#### [MATERIAL PROVIDED]

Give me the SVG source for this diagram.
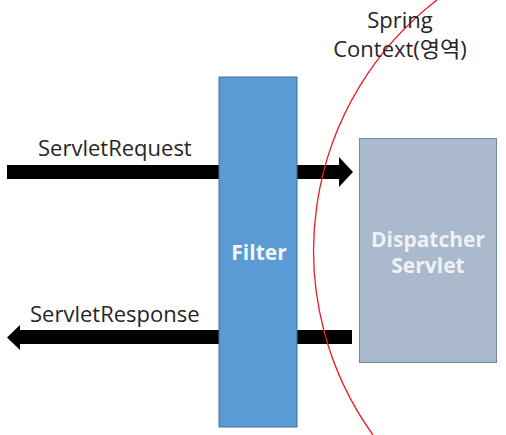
<svg xmlns="http://www.w3.org/2000/svg" width="506" height="435" viewBox="0 0 506 435">
<style>
.lbl{font-family:"Open Sans","Noto Sans","Noto Sans CJK KR",sans-serif;font-size:22px;fill:#262626}
.box-t{font-family:"Open Sans","Noto Sans",sans-serif;font-weight:bold;font-size:21px;text-anchor:middle}
.arrow{fill:#000000}
</style>
<rect width="506" height="435" fill="#ffffff"/>
<g id="connectors">
<polygon class="arrow" points="7,165 339,165 339,157 353,172 339,187 339,179 7,179"/>
<polygon class="arrow" points="352,330 20,330 20,325 7,337.5 20,350 20,344 352,344"/>
</g>
<g id="filter">
<rect x="219" y="77" width="78" height="350" fill="#5b9bd5" stroke="#41719c" stroke-width="1"/>
<text class="box-t" x="259" y="260" fill="#f2f6fb">Filter</text>
</g>
<g id="dispatcher">
<rect x="359.5" y="138.5" width="137" height="224" fill="#aab9cb" stroke="#6f88a4" stroke-width="1"/>
<text class="box-t" x="428" y="247" fill="#eef1f5">Dispatcher</text>
<text class="box-t" x="428" y="273" fill="#eef1f5">Servlet</text>
</g>
<g id="context">
<path d="M437,0 A316,316 0 0 0 373,435" fill="none" stroke="#ee1c25" stroke-width="1.3"/>
<text class="lbl" x="400" y="28" text-anchor="middle">Spring</text>
<text class="lbl" x="400" y="57" text-anchor="middle">Context(영역)</text>
</g>
<text class="lbl" x="38" y="156">ServletRequest</text>
<text class="lbl" x="30" y="322">ServletResponse</text>
</svg>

#### [PROBLEM DETAILS]
Transcribe the material exactly, leaving every picture out.

#### [FINISHED EXERCISE]
Give me the SVG source for this diagram.
<svg xmlns="http://www.w3.org/2000/svg" width="506" height="435" viewBox="0 0 506 435">
<style>
.lbl{font-family:"Open Sans","Noto Sans","Noto Sans CJK KR",sans-serif;font-size:22px;fill:#262626}
.box-t{font-family:"Open Sans","Noto Sans",sans-serif;font-weight:bold;font-size:21px;text-anchor:middle}
.arrow{fill:#000000}
</style>
<rect width="506" height="435" fill="#ffffff"/>
<g id="connectors">
<polygon class="arrow" points="7,165 339,165 339,157 353,172 339,187 339,179 7,179"/>
<polygon class="arrow" points="352,330 20,330 20,325 7,337.5 20,350 20,344 352,344"/>
</g>
<g id="filter">
<rect x="219" y="77" width="78" height="350" fill="#5b9bd5" stroke="#41719c" stroke-width="1"/>
<text class="box-t" x="259" y="260" fill="#f2f6fb">Filter</text>
</g>
<g id="dispatcher">
<rect x="359.5" y="138.5" width="137" height="224" fill="#aab9cb" stroke="#6f88a4" stroke-width="1"/>
<text class="box-t" x="428" y="247" fill="#eef1f5">Dispatcher</text>
<text class="box-t" x="428" y="273" fill="#eef1f5">Servlet</text>
</g>
<g id="context">
<path d="M437,0 A316,316 0 0 0 373,435" fill="none" stroke="#ee1c25" stroke-width="1.3"/>
<text class="lbl" x="400" y="28" text-anchor="middle">Spring</text>
<text class="lbl" x="400" y="57" text-anchor="middle">Context(영역)</text>
</g>
<text class="lbl" x="38" y="156">ServletRequest</text>
<text class="lbl" x="30" y="322">ServletResponse</text>
</svg>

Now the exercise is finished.